Wednesday, July 13, 2011

On the road

{Photos by rocketlass.}

I've spent the past few days on the road--in fiction, that is. And they couldn't have been two more different American roads: the contemporary Southern blacktops traveled by the ex-con Sailor Ripley and his love, Lula Pace Fortune, in Barry Gifford's Wild at Heart (1991), a celebration of all that is broke-down, displaced, casual, passionate, dead-end, and makeshift in American culture; and the still largely virgin motorways, all potholes and cow crossings, of the wide-open American West of the early automobile era, in Sinclair Lewis's Free Air (1919).

I'll have more to say about Sailor and Lula's road, and Gifford's word-drunk, hyper-charged vernacular depiction of it, sometime later. Right now I'm hampered by the fact that the 600-page Sailor and Lula: The Complete Novels is the sort of book that as you read it you know you absolutely have to lend to a friend--and, if that someone is another writer for whom you know you've found a crucial book . . . well, sometimes you have to lend it when you've still got 400 pages to go.

So I'll stick to Lewis, which, coincidentally, was put into my hands by a friend, and also shares with Gifford an infectious joy in unusual language and over-the-top slang.
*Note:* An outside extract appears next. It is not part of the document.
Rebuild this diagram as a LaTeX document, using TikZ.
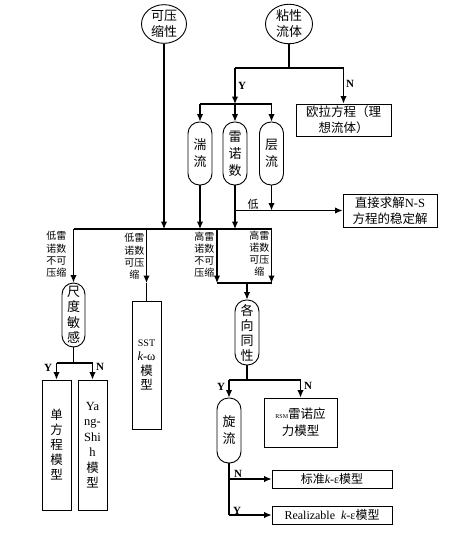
\documentclass[tikz,border=0pt]{standalone}
\usepackage{fontspec}
\setmainfont{Liberation Serif}
\newfontfamily\cjk{Noto Sans CJK SC}
\usetikzlibrary{arrows.meta,shapes.geometric}
\begin{document}
\begin{tikzpicture}[x=1pt,y=-1pt,
 line width=1.2pt,
 arr/.style={-{Latex[length=7.5pt,width=6.5pt]}},
 ell/.style={draw,ellipse,line width=0.9pt,inner sep=0pt,minimum width=45pt,minimum height=36pt,align=center,font=\cjk\fontsize{13}{16}\selectfont},
 capsule/.style={draw,rectangle,rounded corners=11.5pt,line width=0.9pt,inner sep=0pt,minimum width=24pt,align=center},
 box/.style={draw,rectangle,line width=0.9pt,inner sep=0pt,align=center},
 lab/.style={font=\cjk\fontsize{10}{12.3}\selectfont,align=center,inner sep=0pt},
 yn/.style={font=\bfseries\fontsize{11}{11}\selectfont,inner sep=0pt}
]
\useasboundingbox (0,0) rectangle (474,533);
% top nodes
\node[ell] (ks) at (164,24) {可压\\缩性};
\node[ell,minimum width=47pt] (nx) at (289,24) {粘性\\流体};
\node[box,minimum width=95pt,minimum height=32pt,font=\cjk\fontsize{12.5}{16}\selectfont] (eu) at (343.5,120) {欧拉方程（理\\想流体）};
\node[capsule,minimum height=63pt,font=\cjk\fontsize{13}{17}\selectfont] (tl) at (200,153.5) {湍\\流};
\node[capsule,minimum height=63pt,font=\cjk\fontsize{13}{17}\selectfont] (lns) at (235,153.5) {雷\\诺\\数};
\node[capsule,minimum height=63pt,font=\cjk\fontsize{13}{17}\selectfont] (cl) at (271.5,153.5) {层\\流};
\node[box,minimum width=94pt,minimum height=33pt,font=\cjk\fontsize{12.5}{16}\selectfont] (ns) at (390,210.5) {直接求解{\rmfamily N-S}\\方程的稳定解};
% middle
\node[capsule,minimum width=23pt,minimum height=64pt,font=\cjk\fontsize{13}{15.5}\selectfont] (cd) at (73.5,315) {尺\\度\\敏\\感};
\node[box,minimum width=29pt,minimum height=130pt,font=\cjk\fontsize{12.5}{15}\selectfont] (dfc) at (56.5,445) {单\\方\\程\\模\\型};
\node[box,minimum width=29pt,minimum height=130pt,font=\cjk\fontsize{12.5}{15.5}\selectfont] (ys) at (92.5,445) {{\rmfamily Ya}\\{\rmfamily ng-}\\{\rmfamily Shi}\\{\rmfamily h}\\模\\型};
\node[box,minimum width=29pt,minimum height=128pt,font=\cjk\fontsize{12.5}{14.5}\selectfont] (sst) at (146.5,365) {{\rmfamily\fontsize{10}{14.5}\selectfont SST}\\{\rmfamily\itshape k}{\rmfamily -ω}\\模\\型};
\node[capsule,minimum height=65pt,font=\cjk\fontsize{13}{15}\selectfont] (gx) at (247,332.5) {各\\向\\同\\性};
\node[capsule,minimum height=65pt,font=\cjk\fontsize{13}{17}\selectfont] (xl) at (229,430.5) {旋\\流};
\node[box,minimum width=73pt,minimum height=49pt,font=\cjk\fontsize{12.5}{17}\selectfont] (rsm) at (300.5,422.5) {{\rmfamily\fontsize{6}{6}\selectfont RSM}雷诺应\\力模型};
\node[box,minimum width=120pt,minimum height=18pt,font=\cjk\fontsize{12}{14}\selectfont] (bz) at (332,479) {标准{\rmfamily\itshape k}{\rmfamily -ε}模型};
\node[box,minimum width=120pt,minimum height=18pt,font=\cjk\fontsize{12}{14}\selectfont] (rz) at (332,515) {{\rmfamily Realizable\ \ \itshape k}{\rmfamily -ε}模型};
% coordinates
\coordinate (j1) at (289,68);
\coordinate (j1l) at (235,68);
\coordinate (j1r) at (343.5,68);
\coordinate (j2) at (235,104);
\coordinate (hL) at (73.5,229);
\coordinate (hR) at (271.5,229);
\coordinate (h3b) at (217,283);
\coordinate (j5) at (73.5,363);
\coordinate (j6) at (247,380);
% top connectors
\draw (nx.south) -- (j1);
\draw (j1l) -- (j1r);
\draw[arr] (j1l) -- (j2);
\draw[arr] (j1r) -- (eu.north);
\draw (tl.north |- j2) -- (cl.north |- j2);
\draw[arr] (tl.north |- j2) -- (tl.north);
\draw[arr] (j2) -- (lns.north);
\draw[arr] (cl.north |- j2) -- (cl.north);
\node[yn] (y1) at (242,86) {Y};
\node[yn] (n1) at (350,84) {N};
% to horizontal bar
\draw[arr] (ks.south) -- (ks.south |- hL);
\draw[arr] (tl.south) -- (tl.south |- hL);
\draw[arr] (lns.south) -- (lns.south |- hL);
\coordinate (low) at (lns.south |- ns.west);
\draw[arr] (low) -- (ns.west);
\draw[arr] (cl.south) -- (cl.south |- low);
\node[font=\cjk\fontsize{11}{11}\selectfont,inner sep=0pt] (di) at (253,204) {低};
\draw (hL) -- (hR);
% four branches
\draw[arr] (hL) -- (cd.north);
\coordinate (h2) at (sst.north |- hL);
\coordinate (h2b) at (sst.north |- h3b);
\draw[arr] (h2) -- (h2b);
\draw (h2b) -- (sst.north);
\draw[arr] (h3b |- hL) -- (h3b);
\draw[arr] (hR) -- (hR |- h3b);
\draw (h3b) -- (hR |- h3b);
\draw[arr] (gx.north |- h3b) -- (gx.north);
\node[lab,anchor=north east] (l1) at (67,231) {低雷\\诺数\\不可\\压缩};
\node[lab,anchor=north east] (l2) at (145,233) {低雷\\诺数\\可压\\缩};
\node[lab,anchor=north east] (l3) at (215,231) {高雷\\诺数\\不可\\压缩};
\node[lab,anchor=north east] (l4) at (270,230) {高雷\\诺数\\可压\\缩};
% scale sensitivity
\draw (cd.south) -- (j5);
\draw (dfc.north |- j5) -- (ys.north |- j5);
\draw[arr] (dfc.north |- j5) -- (dfc.north);
\draw[arr] (ys.north |- j5) -- (ys.north);
\node[yn] (y2) at (48,368) {Y};
\node[yn] (n2) at (100,367) {N};
% isotropy
\draw (gx.south) -- (j6);
\draw (xl.north |- j6) -- (rsm.north |- j6);
\draw[arr] (xl.north |- j6) -- (xl.north);
\draw[arr] (rsm.north |- j6) -- (rsm.north);
\node[yn] (y3) at (221,387) {Y};
\node[yn] (n3) at (308,386) {N};
% swirl
\draw (xl.south) -- (xl.south |- rz.west);
\draw[arr] (xl.south |- bz.west) -- (bz.west);
\draw[arr] (xl.south |- rz.west) -- (rz.west);
\node[yn] (n4) at (238,474) {N};
\node[yn] (y4) at (237,511) {Y};
\end{tikzpicture}
\end{document}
The book, which tells of a young woman's cross-country drive and the freedom from social mustiness she finds there, is full of everything from Minnesota pidgin German to slang phrases that snap like (and make as little sense as) Damon Runyon or Ring Lardner. The language reaches its apotheosis in this bit of venting by Bill, a Minnesota country boy surprised at the high-class company an old friend is keeping in his new home in Seattle:
Aw, how d'you get that way? Rats, you don't want to go tagging after them Willy boys. Damn dirty snobs. And the girls are worse. I tell you, Milt, these hoop-te-doodle society Janes may look all right to hicks like us, but on the side they raise more hell than any milliner's trimmer from Chi that ever vamped a rube burg.
That linguistic verve carries through the whole scene, which turns into the novel's most comic:
He wandered for an hour and came back to find that, in a "dry" city which he had never seen before, the crafty Bill had obtained a quart of bourbon, and was in a state of unsteady beatitude. He wanted, he announced, to dance.

Milt got him into the community bathtub, and soused him under, but Bill's wet body was slippery, and Bill's merry soul was all for frolicsome gamboling, and he slid out of Milt's grasp, he sloshed around in the tub, he sprinkled Milt's sacred good suit with soapy water, and escaped, and in the costume of Adam he danced orientally in Milt's room, till he was seized with sleepiness and cosmic grief, and retired to Milt's bed in tears and nothing else.
Is there a word in that passage that's not perfectly chosen? Nearly all seem to do treble duty: they describe the scene, they cast its events in terms just outsized and unexpected enough to render it grand (if not Biblical), and they mesh sonically so that we trip merrily along, laughing all the way. Even the simplest line, "He wanted, he announced, to dance," conveys exactly the right rhythm for its pronouncement: we can see Bill's face, flattened carefully into drunken seriousness, as he raises a solemn finger and takes his first step to a beat that only he can hear.

And that's ultimately what pleased me most about Free Air: it's a fun book more than anything else. Lewis is always a satirist, but here the satire is gentle, humane, even loving--there's none of the scorched-earth bleakness that makes the laughs in Babbitt, great though they are, so damned hopeless. It's a bon-bon of a book, perfect for summer; take it on the road in your flivver.